The overwhelming weight of scholarly opinion is that this is a derisive depiction of early Christian worship.

1045123-electric_chairIf we want to gain a more immediate sense of the emotional impact of claiming our Savior is a crucified man, consider the notion of God having waited until modern times to send Christ.  In the place of a cross might be an electric chair.  Imagine the Apostles preaching Christ electrocuted, dead and risen.  In this case we would find ourselves transforming an electric chair from a device of death to a symbol of eternal hope and love.

If you are shocked and a bit sickened by such an idea then you can begin to appreciate the cultural chasm across which the Apostles and Saints had to cross with their gospel.  To imagine that human power is sufficient for such a task requires a greater leap of faith than anything that Christianity has ever asked.

38And Peter said to them, “Repent, and be baptized every one of you in the name of Jesus Christ for the forgiveness of your sins; and you shall receive the gift of the Holy Spirit. 39For the promise is to you and to your children and to all that are far off, every one whom the Lord our God calls to him.”

Peter’s response only adds to the already astounding nature of this new faith.  Let’s enumerate.  First, since it is only God who can forgive sins[1], it would appear that Jesus is being announced to a monotheistic crowd as in some sense God as opposed to just the Messiah.

Second, Peter was promising the general gift of the “Holy Spirit” to this crowd.  If you think that mainline Christians have difficulty with this Person of the Trinity, that’s nothing compared to the issues that traditional Jews of ca. AD 30 would have had.  In Jewish theology the Holy Spirit was conceived of as an aspect of God’s action in the world as it applied to specific (and very selective) people and situations.  Here Peter was promising this gift as a part of each person’s conversion experience and continuing relationship with God.  This was no small change in theological situation that was being announced.

Third, and finally, Peter announces that the boundaries of this faith are uncertain but expansive.  Anyone who had knowledge of Jesus’ ministry would remember His inclusion of the Samaritans, the Roman Centurion, and the outcast within His circle of grace.  Thus, to speak in these terms left open the real possibility of a faith that would ultimately expand beyond its Jewish center.  Chances are that only the most knowledgeable and perceptive would have made such a connection.  It’s even doubtful that Peter understood the full import of these words.
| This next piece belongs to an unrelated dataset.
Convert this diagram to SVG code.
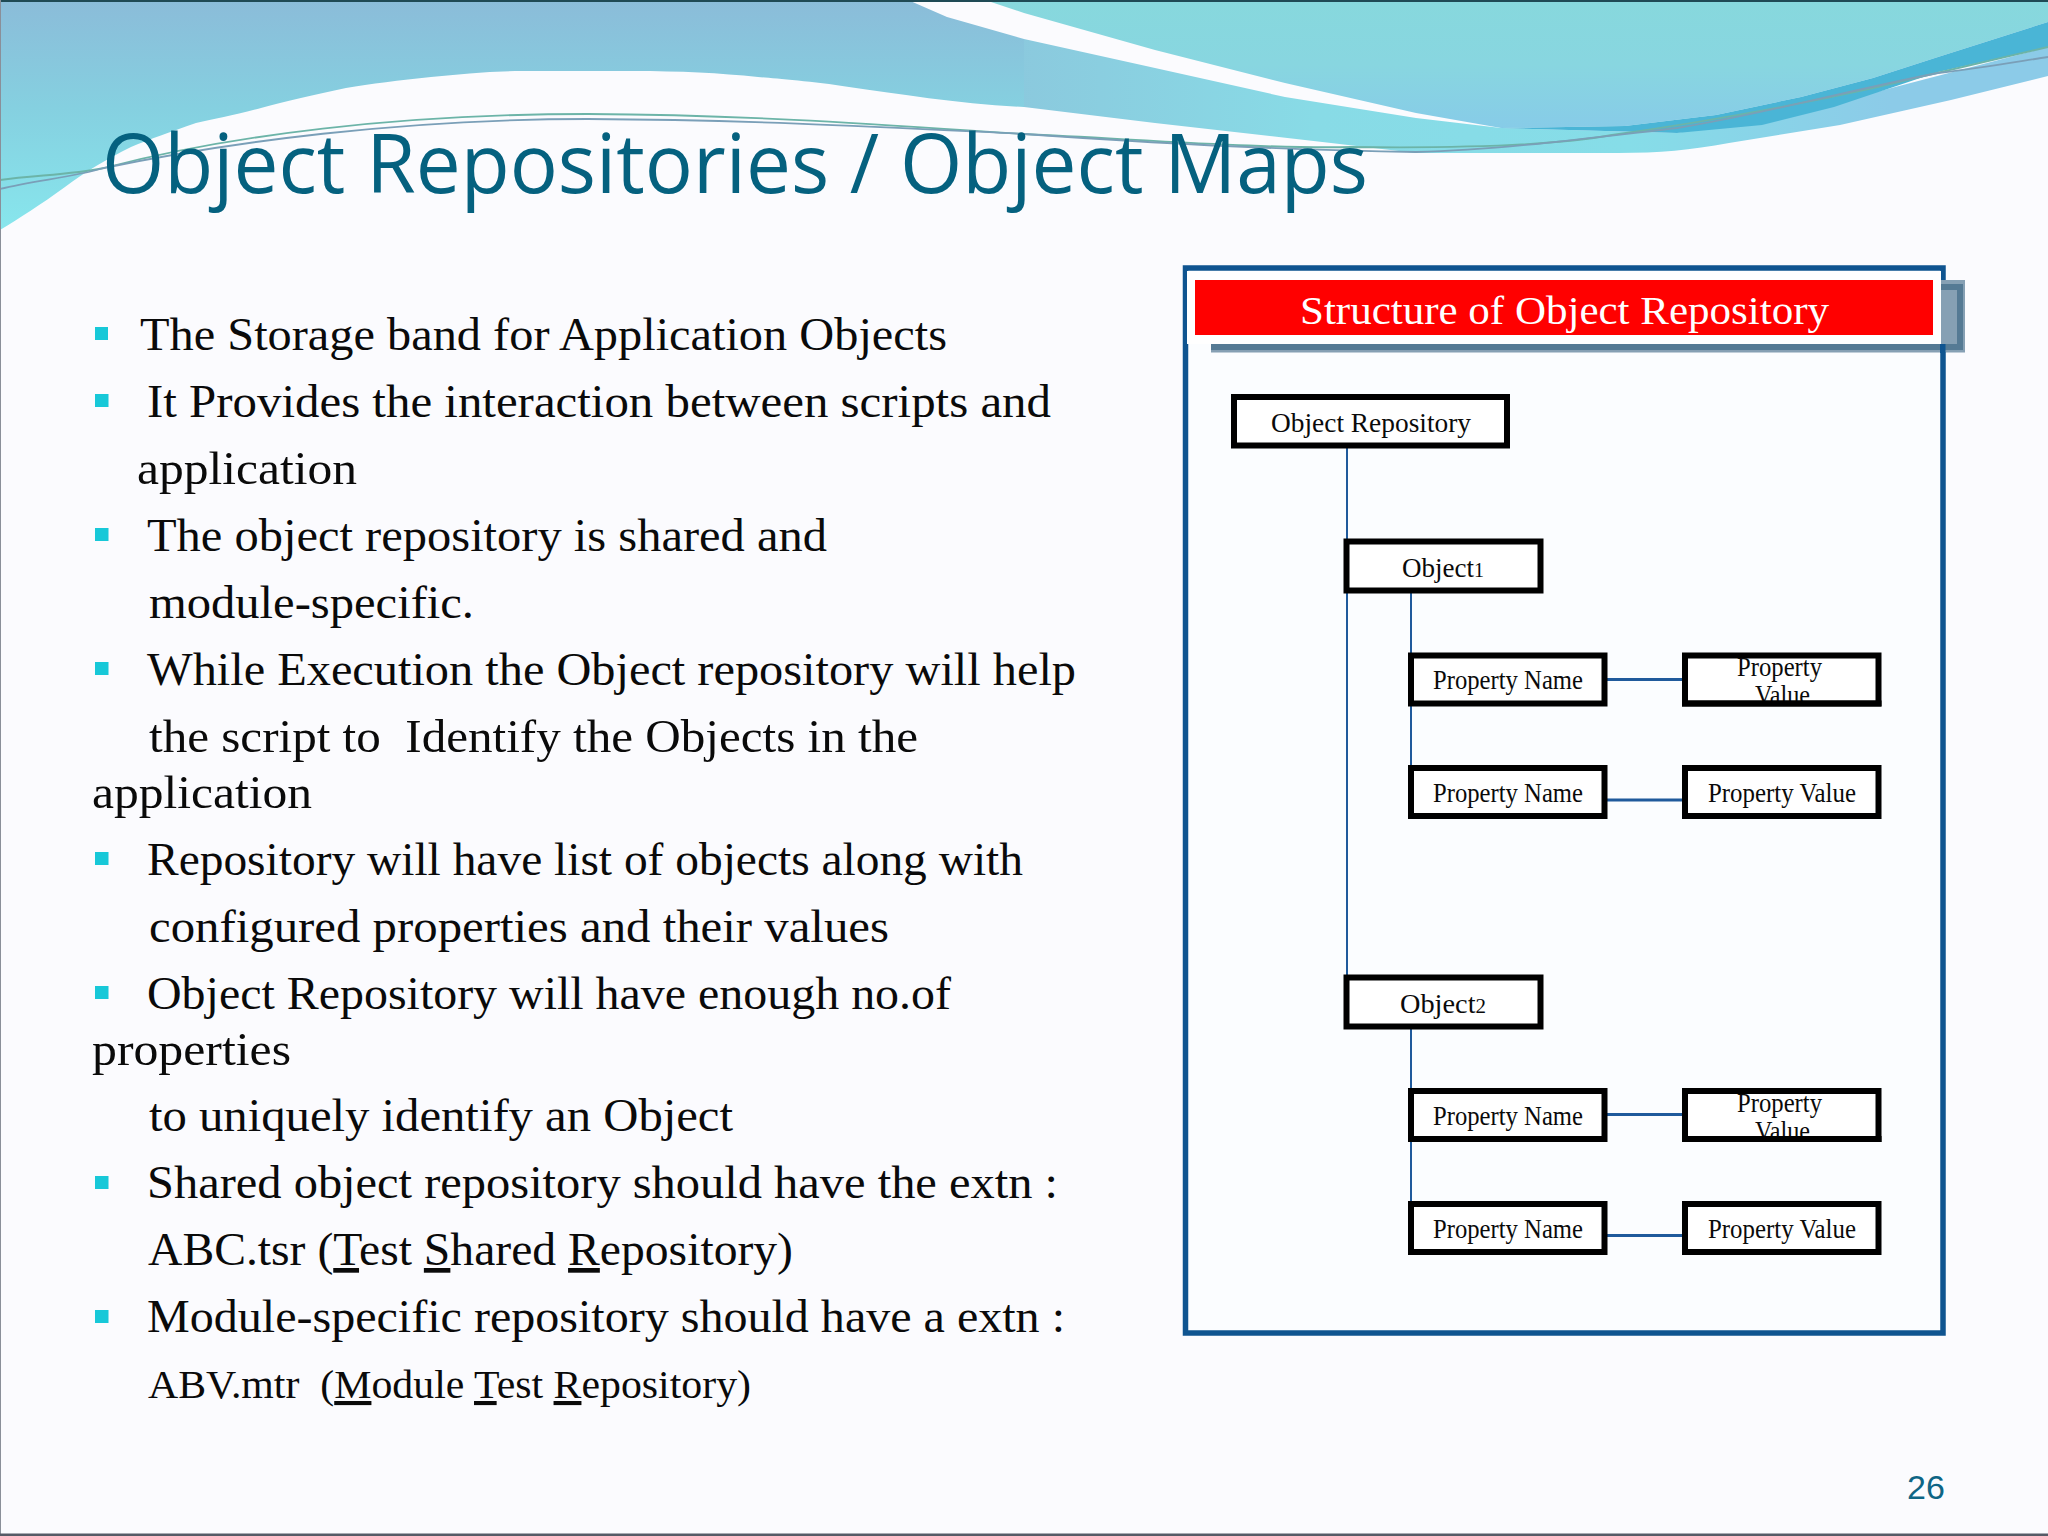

But let there be no doubt – though this new faith would begin as a sect within Judaism, its self-understood theology from the very beginning guaranteed that it would be ejected and persecuted.  And, on this glorious day, the multitudes were being told the truth about the nature of this new faith; were they to fall upon their knees and accept it as their own.

40And he testified with many other words and exhorted them, saying, “Save yourselves from this crooked generation.” 41So those who received his word were baptized, and there were added that day about three thousand souls.

The crowd must have been huge and the rate of conversion extremely high for such a result.  Can we but conclude that the Holy Spirit was moving with tremendous power to bring Christ’s Church into being?

[1] See Mark 2:7 and Luke 5:21.  Jewish theology held that God alone could forgive sins (Isaiah 43:25), which left out even the Messiah.  Thus, this formulation directly confronts the charge by which Jesus was condemned by the religious leaders – blasphemy (see Mark 14:64).